Benson, this is all wrong.
The avocado and the shrimp should not be separated.
The shrimp should go in the avocado.
Here, Tinkerbell, stuff it.
I'm so nervous, my hands are shaking.
I need a drink.
Benson, I'll have a vodka with a twist.
Yes, sir.
Hey, Benson? Could you tell the Tates we're here? Very well.
They're here! Hi, Mom.
Hi, Dad.
Oh, Dad, listen, I need 10 bucks.
What for? I got a date.
What do you mean you have a date? You're 12 years old.
I'm 14.
Yes, he'll be 15 in October.
Thanks, Dad.
Good night, Mom.
Not too late.
Don't wait up.
Are you sure he's 14? Mm-hm.
He was born October 28th, 1962.
I always remember that it was October of '62, because that was when the washing machine broke and I had to go to the Laundromat that week.
And I went into labour between wash and spin dry.
Uh, what are you looking at, Chester? You.
You look terrific.
Oh! Heh-heh.
Is that the glow you noticed? Well, uh, you see, it's this new makeup that I'm wearing that I'm allergic to.
You see, it sort of gives off this glowing effect, which, of course, it's not supposed to do.
It's just that it's the allergy.
Uh, I Chester, could we go downstairs now? Because, you see, the Campbells are here and the food's gonna get overcooked and Benson's gonna have a fit.
But if you're not, uh If you're not ready, I'll just go down first, and you come when you're ready, which is probably a better idea anyway.
[♫] My son, my son.
After 15 years, I'm gonna be with my son.
I mean, I'm so nervous, I need another drink.
Drink up, captain.
We move out at dawn.
Gramps, World War II is over.
This war will be over with the invasion of No Ask to borrow my scarf, Corinne.
I did not take your scarf.
I always lend you my things, don't I? Last week I lent you my black pantsuit, didn't I? Of course, it came back with an entire leg missing, but did I complain? You want your scarf? Take a look over there.
You thieving little fruit! Hey, wait a minute.
My brother is not a fruit.
He's a practical joker with a wonderful sense of humour.
Danny, put her down.
She's a girl.
Children, children, now, let's not squabble.
Stop it.
We're a family.
Yes, that's right, and a lovely family too.
Now, come on, everybody sit down, huh? Come on.
Daddy, I want us all to have a nice time, hm? We're all going to have some lovely conversations.

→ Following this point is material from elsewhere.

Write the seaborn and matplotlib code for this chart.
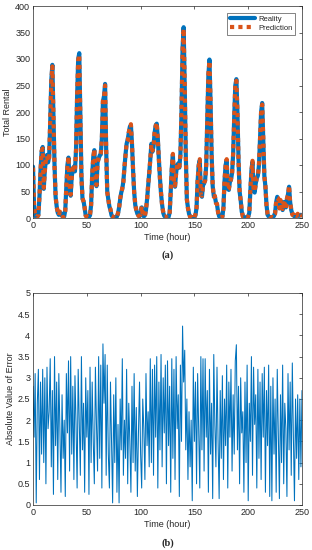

My son is coming after 15 years.
I'm gonna be with my so We know, Burt, we know.
It's boring already.
Aunt Jessica, you look terrific tonight.
No, no, I I don't.
I I don't look terrific at all.
It's an allergy.
I'm sick.
Yes, that's what it is.
I'm sick, sick.
I'm considering getting a sex-change operation.
[LAUGHING] Would you listen to him? What a sense of humour.

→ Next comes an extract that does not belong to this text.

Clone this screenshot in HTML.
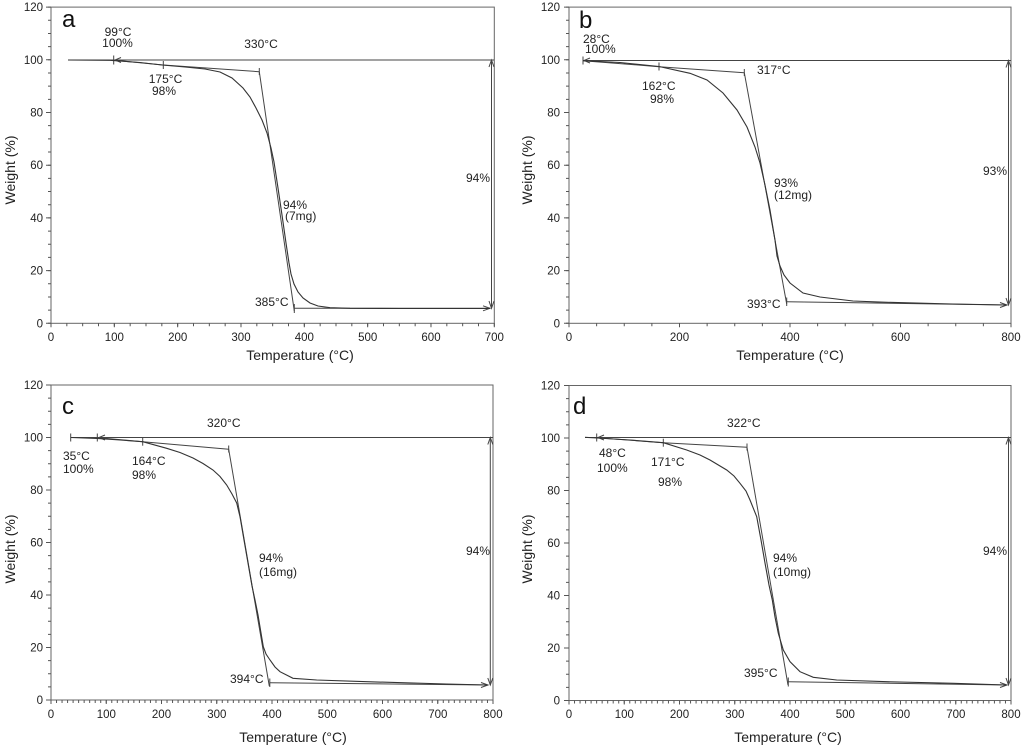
<!DOCTYPE html>
<html><head><meta charset="utf-8"><style>
html,body{margin:0;padding:0;background:#fff;}
svg{display:block;font-family:"Liberation Sans",Arial,sans-serif;}
.ln{fill:none;stroke:#444;stroke-width:1;}
.cv{fill:none;stroke:#333;stroke-width:1.1;}
.fr{fill:none;stroke:#666;stroke-width:1;}
.tk{stroke:#555;fill:none;}
.tl{font-size:11.5px;fill:#222;}
.an{font-size:12px;fill:#222;}
.at{font-size:14px;fill:#222;}
.pl{font-size:24px;fill:#111;}
</style></head><body>
<svg width="1024" height="747" viewBox="0 0 1024 747" xmlns="http://www.w3.org/2000/svg">
<rect width="1024" height="747" fill="#fff"/>

<!-- ================= PANEL A ================= -->
<rect class="fr" x="51" y="7.1" width="443.3" height="316.2"/>
<line class="tk" x1="49.5" y1="323.8" x2="49.5" y2="6.6" stroke-width="3" stroke-dasharray="1 12.175"/>
<line class="tk" x1="48.5" y1="323.8" x2="48.5" y2="6.6" stroke-width="5" stroke-dasharray="1 51.7"/>
<line class="tk" x1="50.5" y1="324.8" x2="495" y2="324.8" stroke-width="3" stroke-dasharray="1 14.833"/>
<line class="tk" x1="50.5" y1="325.3" x2="495" y2="325.3" stroke-width="4" stroke-dasharray="1 62.33"/>
<g class="tl" text-anchor="end">
<text x="43" y="327.3">0</text><text x="43" y="274.6">20</text><text x="43" y="221.9">40</text><text x="43" y="169.2">60</text><text x="43" y="116.5">80</text><text x="43" y="63.8">100</text><text x="43" y="11.1">120</text>
</g>
<g class="tl" text-anchor="middle">
<text x="51" y="341">0</text><text x="114.3" y="341">100</text><text x="177.7" y="341">200</text><text x="241" y="341">300</text><text x="304.3" y="341">400</text><text x="367.7" y="341">500</text><text x="431" y="341">600</text><text x="494.3" y="341">700</text>
</g>
<text class="at" text-anchor="middle" x="300" y="360">Temperature (°C)</text>
<text class="at" text-anchor="middle" transform="translate(15,170) rotate(-90)">Weight (%)</text>
<text class="pl" x="62" y="27">a</text>

<line class="ln" x1="68" y1="60" x2="494" y2="60"/>
<line class="ln" x1="113.7" y1="55.5" x2="113.7" y2="64.5"/>
<polyline class="ln" points="121,57.5 115,60 121,62.5"/>
<line class="ln" x1="114" y1="60.2" x2="163.3" y2="65"/>
<line class="ln" x1="163.3" y1="61" x2="163.3" y2="69"/>
<line class="ln" x1="163.3" y1="65" x2="259.3" y2="71.7"/>
<line class="ln" x1="259.3" y1="68" x2="259.3" y2="75"/>
<line class="ln" x1="259.3" y1="71.7" x2="294.3" y2="311"/>
<line class="ln" x1="294.3" y1="304" x2="294.3" y2="313"/>
<line class="ln" x1="294.3" y1="308.3" x2="490" y2="308.3"/>
<polyline class="ln" points="483,305.8 490,308.3 483,310.8"/>
<line class="ln" x1="491.5" y1="60" x2="491.5" y2="308.3"/>
<polyline class="ln" points="489,67 491.5,60 494,67"/>
<polyline class="ln" points="489,301 491.5,308.3 494,301"/>
<path class="cv" d="M68,60 L110,60.3 L140,62.5 L162,65 L185,67 L205,69 L220,72 L232,78 L243,88 L250,97 L256,108 L262,120 L267,133 L271,148 L274,162 L278,188 L282,215 L286,243 L289,263 L291,274 L294,284 L298,292 L303,298 L310,303 L318,306 L330,307.7 L350,308.3 L400,308.5 L490,308.5"/>
<g class="an">
<text x="118" y="36" text-anchor="middle">99°C</text>
<text x="117.5" y="47" text-anchor="middle">100%</text>
<text x="261" y="48" text-anchor="middle">330°C</text>
<text x="165.5" y="83" text-anchor="middle">175°C</text>
<text x="164" y="95" text-anchor="middle">98%</text>
<text x="283" y="209">94%</text>
<text x="285" y="220">(7mg)</text>
<text x="255" y="306">385°C</text>
<text x="466" y="182">94%</text>
</g>

<!-- ================= PANEL B ================= -->
<rect class="fr" x="569" y="7.1" width="442" height="316.2"/>
<line class="tk" x1="567.5" y1="323.8" x2="567.5" y2="6.6" stroke-width="3" stroke-dasharray="1 12.175"/>
<line class="tk" x1="566.5" y1="323.8" x2="566.5" y2="6.6" stroke-width="5" stroke-dasharray="1 51.7"/>
<line class="tk" x1="568.5" y1="324.8" x2="1012" y2="324.8" stroke-width="3" stroke-dasharray="1 26.625"/>
<line class="tk" x1="568.5" y1="325.3" x2="1012" y2="325.3" stroke-width="4" stroke-dasharray="1 109.5"/>
<g class="tl" text-anchor="end">
<text x="560" y="327.3">0</text><text x="560" y="274.6">20</text><text x="560" y="221.9">40</text><text x="560" y="169.2">60</text><text x="560" y="116.5">80</text><text x="560" y="63.8">100</text><text x="560" y="11.1">120</text>
</g>
<g class="tl" text-anchor="middle">
<text x="569" y="341">0</text><text x="679.5" y="341">200</text><text x="790" y="341">400</text><text x="900.5" y="341">600</text><text x="1011" y="341">800</text>
</g>
<text class="at" text-anchor="middle" x="790" y="360">Temperature (°C)</text>
<text class="at" text-anchor="middle" transform="translate(532,170) rotate(-90)">Weight (%)</text>
<text class="pl" x="579" y="28">b</text>

<line class="ln" x1="583" y1="60.5" x2="1011" y2="60.5"/>
<line class="ln" x1="583" y1="56.5" x2="583" y2="64.5"/>
<polyline class="ln" points="590,58 584,60.5 590,63"/>
<line class="ln" x1="583" y1="60.7" x2="659" y2="66.7"/>
<line class="ln" x1="659" y1="62.5" x2="659" y2="70.5"/>
<line class="ln" x1="659" y1="66.7" x2="744.3" y2="72.7"/>
<line class="ln" x1="744.3" y1="69" x2="744.3" y2="76"/>
<line class="ln" x1="744.3" y1="72.7" x2="786.7" y2="304"/>
<line class="ln" x1="786.7" y1="297.5" x2="786.7" y2="306"/>
<line class="ln" x1="786.7" y1="301.7" x2="1006.7" y2="305"/>
<polyline class="ln" points="1000,302.5 1007,305 1000,307.5"/>
<line class="ln" x1="1008.5" y1="60.5" x2="1008.5" y2="305"/>
<polyline class="ln" points="1006,67.5 1008.5,60.5 1011,67.5"/>
<polyline class="ln" points="1006,298 1008.5,305 1011,298"/>
<path class="cv" d="M583,60.7 L620,62.5 L659,66.5 L690,73.3 L707,80 L723,93 L737,110 L747,127 L755,147 L760,163 L765,185 L770,210 L773,228 L775,240 L777,256 L780,266 L784,275 L790,283 L803,293 L820,297 L853,301 L887,302.3 L953,304 L1007,305"/>
<g class="an">
<text x="583" y="43">28°C</text>
<text x="585" y="53">100%</text>
<text x="757" y="74">317°C</text>
<text x="642" y="90">162°C</text>
<text x="650" y="103">98%</text>
<text x="774" y="187">93%</text>
<text x="774" y="199">(12mg)</text>
<text x="747" y="308">393°C</text>
<text x="983" y="175">93%</text>
</g>

<!-- ================= PANEL C ================= -->
<rect class="fr" x="51" y="385" width="442" height="315"/>
<line class="tk" x1="49.5" y1="700.5" x2="49.5" y2="384.5" stroke-width="3" stroke-dasharray="1 12.125"/>
<line class="tk" x1="48.5" y1="700.5" x2="48.5" y2="384.5" stroke-width="5" stroke-dasharray="1 51.5"/>
<line class="tk" x1="50.5" y1="701.5" x2="494" y2="701.5" stroke-width="3" stroke-dasharray="1 4.525"/>
<line class="tk" x1="50.5" y1="702" x2="494" y2="702" stroke-width="4" stroke-dasharray="1 54.25"/>
<g class="tl" text-anchor="end">
<text x="43" y="704">0</text><text x="43" y="651.5">20</text><text x="43" y="599">40</text><text x="43" y="546.5">60</text><text x="43" y="494">80</text><text x="43" y="441.5">100</text><text x="43" y="389">120</text>
</g>
<g class="tl" text-anchor="middle">
<text x="51" y="718">0</text><text x="106.3" y="718">100</text><text x="161.5" y="718">200</text><text x="216.8" y="718">300</text><text x="272" y="718">400</text><text x="327.3" y="718">500</text><text x="382.5" y="718">600</text><text x="437.8" y="718">700</text><text x="493" y="718">800</text>
</g>
<text class="at" text-anchor="middle" x="293" y="742">Temperature (°C)</text>
<text class="at" text-anchor="middle" transform="translate(15,549) rotate(-90)">Weight (%)</text>
<text class="pl" x="62" y="414">c</text>

<line class="ln" x1="70.7" y1="437.5" x2="493" y2="437.5"/>
<line class="ln" x1="70.7" y1="433.5" x2="70.7" y2="441.5"/>
<line class="ln" x1="97.3" y1="433.5" x2="97.3" y2="441.5"/>
<polyline class="ln" points="105,435 99,437.5 105,440"/>
<line class="ln" x1="97.3" y1="437.6" x2="142.7" y2="441.7"/>
<line class="ln" x1="142.7" y1="437.7" x2="142.7" y2="445.7"/>
<line class="ln" x1="142.7" y1="441.7" x2="228.7" y2="449.3"/>
<line class="ln" x1="228.7" y1="445.5" x2="228.7" y2="452.5"/>
<line class="ln" x1="228.7" y1="449.3" x2="269.3" y2="686"/>
<line class="ln" x1="269.8" y1="678.5" x2="269.8" y2="687"/>
<line class="ln" x1="270" y1="682.7" x2="488" y2="685"/>
<polyline class="ln" points="481,682.5 488,685 481,687.5"/>
<line class="ln" x1="490.3" y1="437.5" x2="490.3" y2="685"/>
<polyline class="ln" points="487.8,444.5 490.3,437.5 492.8,444.5"/>
<polyline class="ln" points="487.8,678 490.3,685 492.8,678"/>
<path class="cv" d="M70.7,437.5 L97,438.5 L120,440 L142.7,441.7 L166.7,448.3 L180,452.5 L193,458 L203,463.5 L213,470 L220,476.5 L226.7,485 L232,494 L236.7,503 L240,516.7 L244,540 L248,563 L252,586 L255,600 L258,615 L261,633 L263.3,646.7 L266,654 L270,660 L275,667 L280,671.7 L293,678.3 L316.7,680 L366.7,681.7 L446.7,684 L488,685"/>
<g class="an">
<text x="63" y="460">35°C</text>
<text x="63" y="473">100%</text>
<text x="132" y="465">164°C</text>
<text x="132" y="479">98%</text>
<text x="207" y="427">320°C</text>
<text x="259" y="562">94%</text>
<text x="259" y="576">(16mg)</text>
<text x="230" y="683">394°C</text>
<text x="466" y="555">94%</text>
</g>

<!-- ================= PANEL D ================= -->
<rect class="fr" x="569" y="385.5" width="442" height="315"/>
<line class="tk" x1="567.5" y1="701" x2="567.5" y2="385" stroke-width="3" stroke-dasharray="1 12.125"/>
<line class="tk" x1="566.5" y1="701" x2="566.5" y2="385" stroke-width="5" stroke-dasharray="1 51.5"/>
<line class="tk" x1="568.5" y1="702" x2="1012" y2="702" stroke-width="3" stroke-dasharray="1 4.525"/>
<line class="tk" x1="568.5" y1="702.5" x2="1012" y2="702.5" stroke-width="4" stroke-dasharray="1 54.25"/>
<g class="tl" text-anchor="end">
<text x="560" y="704.5">0</text><text x="560" y="652">20</text><text x="560" y="599.5">40</text><text x="560" y="547">60</text><text x="560" y="494.5">80</text><text x="560" y="442">100</text><text x="560" y="389.5">120</text>
</g>
<g class="tl" text-anchor="middle">
<text x="569" y="718">0</text><text x="624.3" y="718">100</text><text x="679.5" y="718">200</text><text x="734.8" y="718">300</text><text x="790" y="718">400</text><text x="845.3" y="718">500</text><text x="900.5" y="718">600</text><text x="955.8" y="718">700</text><text x="1011" y="718">800</text>
</g>
<text class="at" text-anchor="middle" x="788" y="742">Temperature (°C)</text>
<text class="at" text-anchor="middle" transform="translate(532,549) rotate(-90)">Weight (%)</text>
<text class="pl" x="573" y="414">d</text>

<line class="ln" x1="585" y1="437.5" x2="1011" y2="437.5"/>
<line class="ln" x1="596.7" y1="433.5" x2="596.7" y2="441.5"/>
<polyline class="ln" points="604,435 598,437.5 604,440"/>
<line class="ln" x1="597" y1="437.8" x2="663.3" y2="442.7"/>
<line class="ln" x1="663.3" y1="438.7" x2="663.3" y2="446.7"/>
<line class="ln" x1="663.3" y1="442.7" x2="747" y2="447.3"/>
<line class="ln" x1="747" y1="443.5" x2="747" y2="450.5"/>
<line class="ln" x1="747" y1="447.3" x2="788" y2="685"/>
<line class="ln" x1="788.3" y1="677.5" x2="788.3" y2="686.5"/>
<line class="ln" x1="788.3" y1="681.7" x2="1006.7" y2="685"/>
<polyline class="ln" points="1000,682.5 1007,685 1000,687.5"/>
<line class="ln" x1="1008.5" y1="437.5" x2="1008.5" y2="685"/>
<polyline class="ln" points="1006,444.5 1008.5,437.5 1011,444.5"/>
<polyline class="ln" points="1006,678 1008.5,685 1011,678"/>
<path class="cv" d="M585,437.3 L597,438 L630,440 L663.3,442.7 L686.7,450 L700,455 L710,460 L726.7,470 L734,476 L740,483.3 L746,491 L750,500 L756.7,516.7 L761,540 L765,563 L769,585 L772.3,600 L775,617 L778.3,633.3 L783.3,650 L790,661.7 L800,671.7 L813.3,677.3 L836.7,680 L886.7,681.7 L953.3,683.3 L1006.7,685"/>
<g class="an">
<text x="599" y="457">48°C</text>
<text x="597" y="472">100%</text>
<text x="651" y="466">171°C</text>
<text x="658" y="486">98%</text>
<text x="727" y="427">322°C</text>
<text x="773" y="562">94%</text>
<text x="773" y="576">(10mg)</text>
<text x="744" y="677">395°C</text>
<text x="983" y="555">94%</text>
</g>
</svg>
</body></html>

He doesn't need an operation.
He could pass now.
You take that back! Take your hands off my daughter! Get your hands off him! [DOORBELL RINGS] Oh, my son.

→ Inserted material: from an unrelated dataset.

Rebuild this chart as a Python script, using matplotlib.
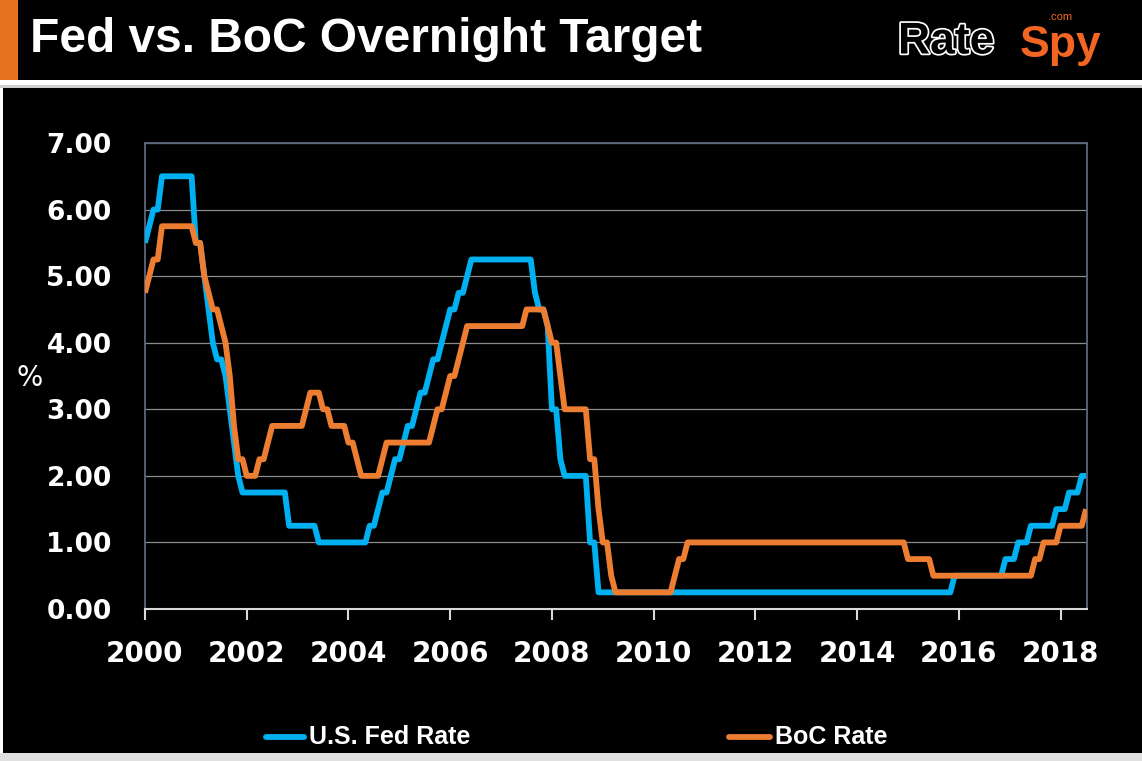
import numpy as np
import matplotlib
matplotlib.use("Agg")
import matplotlib.pyplot as plt
from matplotlib.lines import Line2D
from matplotlib.patches import Rectangle
import matplotlib.patheffects as pe

# monthly rates, stored as runs: value held for n months (Jan 2000 .. Jul 2018)
fed_rate = [5.5, 5.75, 6.0, 6.5, 5.5, 5.0, 4.5, 4.0, 3.75, 3.5, 3.0, 2.5, 2.0,
            1.75, 1.25, 1.0, 1.25, 1.5, 1.75, 2.0, 2.25, 2.5, 2.75, 3.0, 3.25,
            3.5, 3.75, 4.0, 4.25, 4.5, 4.75, 5.0, 5.25, 4.75, 4.5, 4.25, 3.0,
            2.25, 2.0, 1.0, 0.25, 0.5, 0.75, 1.0, 1.25, 1.5, 1.75, 2.0]
fed_months = [1, 1, 2, 8, 2, 1, 1, 1, 2, 1, 1, 1, 1,
              11, 7, 12, 2, 1, 2, 1, 2, 1, 2, 1, 2,
              1, 2, 1, 1, 2, 2, 1, 15, 1, 2, 1, 2,
              1, 6, 2, 84, 12, 3, 3, 6, 3, 3, 2]

boc_rate = [4.75, 5.0, 5.25, 5.75, 5.5, 5.0, 4.75, 4.5, 4.25, 4.0, 3.5, 2.75,
            2.25, 2.0, 2.25, 2.5, 2.75, 3.0, 3.25, 3.0, 2.75, 2.5, 2.25, 2.0,
            2.25, 2.5, 2.75, 3.0, 3.25, 3.5, 3.75, 4.0, 4.25, 4.5, 4.25, 4.0,
            3.5, 3.0, 2.25, 1.5, 1.0, 0.5, 0.25, 0.5, 0.75, 1.0, 0.75, 0.5,
            0.75, 1.0, 1.25, 1.5]
boc_months = [1, 1, 2, 8, 2, 1, 1, 2, 1, 1, 1, 1,
              2, 3, 2, 1, 8, 1, 3, 2, 4, 2, 1, 5,
              1, 11, 1, 2, 1, 2, 1, 1, 14, 5, 1, 2,
              1, 6, 2, 1, 2, 1, 14, 1, 2, 52, 6, 24,
              2, 4, 6, 1]

start_year = 2000
year_ticks = [2000, 2002, 2004, 2006, 2008, 2010, 2012, 2014, 2016, 2018]
pct_ticks = [0, 1, 2, 3, 4, 5, 6, 7]

fed = np.repeat(fed_rate, fed_months)
boc = np.repeat(boc_rate, boc_months)
years = start_year + np.arange(len(fed)) / 12.0

BLUE = "#00B0F0"
ORANGE = "#ED7D31"
NARROW = ["Liberation Sans", "DejaVu Sans"]

W, H = 1142, 761
fig = plt.figure(figsize=(W / 100, H / 100), dpi=100, facecolor="white")


def band(x, y, w, h, color):
    # rectangle in pixel units from the top-left corner, behind the axes
    fig.add_artist(Rectangle((x / W, 1 - (y + h) / H), w / W, h / H,
                             transform=fig.transFigure, facecolor=color,
                             edgecolor="none", zorder=-5))


band(0, 0, W, 80, "black")
band(0, 0, 18, 80, "#E8731F")
band(0, 85, W, 3, "#d0d0d0")
band(3, 88, W, 665, "black")
band(0, 753, W, 8, "#e0e0e0")

fig.text(30 / W, 1 - 39 / H, "Fed vs. BoC Overnight Target", color="white",
         fontsize=34.5, fontweight="bold", family=NARROW, va="center", ha="left")

# logo as text
stroke = [pe.withStroke(linewidth=2.5, foreground="white")]
fig.text(898 / W, 1 - 42 / H, "Rate", color="black", fontsize=32,
         fontweight="bold", family=NARROW, va="center", ha="left",
         path_effects=stroke)
fig.text(1020 / W, 1 - 46 / H, "Spy", color="#F26522", fontsize=32,
         fontweight="bold", family=NARROW, va="center", ha="left")
fig.text(1048 / W, 1 - 17 / H, ".com", color="#F26522", fontsize=8,
         family=NARROW, va="center", ha="left")

ax = fig.add_axes([145 / W, 1 - 609 / H, (1087 - 145) / W, (609 - 143) / H])
ax.set_facecolor("black")

ax.plot(years, fed, color=BLUE, linewidth=4.2, solid_joinstyle="round",
        solid_capstyle="butt", label="U.S. Fed Rate", zorder=3)
ax.plot(years, boc, color=ORANGE, linewidth=4.2, solid_joinstyle="round",
        solid_capstyle="butt", label="BoC Rate", zorder=3)

ax.set_xlim(2000, 2018.52)
ax.set_ylim(0, 7)

ax.set_yticks(pct_ticks)
ax.set_yticklabels([f"{v:.2f}" for v in pct_ticks], fontweight="bold",
                   fontsize=19, color="white")
ax.set_xticks(year_ticks)
ax.set_xticklabels([str(y) for y in year_ticks], fontweight="bold",
                   fontsize=20, color="white")
ax.tick_params(axis="y", length=0, pad=24)
ax.tick_params(axis="x", length=8, width=1.5, color="#d9d9d9", pad=14)

ax.yaxis.grid(True, color="#8c8c8c", linewidth=0.9)
ax.set_axisbelow(True)

for side in ["left", "top", "right"]:
    ax.spines[side].set_color("#5b6780")
    ax.spines[side].set_linewidth(1.3)
ax.spines["bottom"].set_color("#d9d9d9")
ax.spines["bottom"].set_linewidth(1.5)

fig.text(30 / W, 1 - 378 / H, "%", color="white", fontsize=20,
         va="center", ha="center")

# legend drawn by hand, entries far apart as in the original
leg_y = 1 - 737 / H
fig.add_artist(Line2D([266 / W, 304 / W], [leg_y, leg_y], color=BLUE,
                      linewidth=4.2, solid_capstyle="round",
                      transform=fig.transFigure))
fig.text(309 / W, leg_y, "U.S. Fed Rate", color="white", fontsize=18,
         fontweight="bold", family=NARROW, va="center", ha="left")
fig.add_artist(Line2D([729 / W, 770 / W], [leg_y, leg_y], color=ORANGE,
                      linewidth=4.2, solid_capstyle="round",
                      transform=fig.transFigure))
fig.text(775 / W, leg_y, "BoC Rate", color="white", fontsize=18,
         fontweight="bold", family=NARROW, va="center", ha="left")

fig.savefig("out.png", dpi=100, facecolor=fig.get_facecolor())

My son! My son! This is my job, turkey.
Dad! BURT: Peter! Peter? Peter? Corinne? Corinne? Jessica? Mother? Corinne? Jessica? Oh, my God.
Jessica? Peter.
Mother? Peter.
[♫] [♫] ANNOUNCER: Will Jodie have a sex-change operation? Will Danny take the contract and find out that Burt, his stepfather, killed his father? Will Jessica find out about Chester and his secretary, Claire? Will Chester find out about Jessica and Peter? Will Corinne find out about Jessica and Peter? Will Jessica find out about Corinne and Peter? Will Burt find out? Will Benson find out? Will Benson care? These questions and many others will be answered on the next episode of Soap.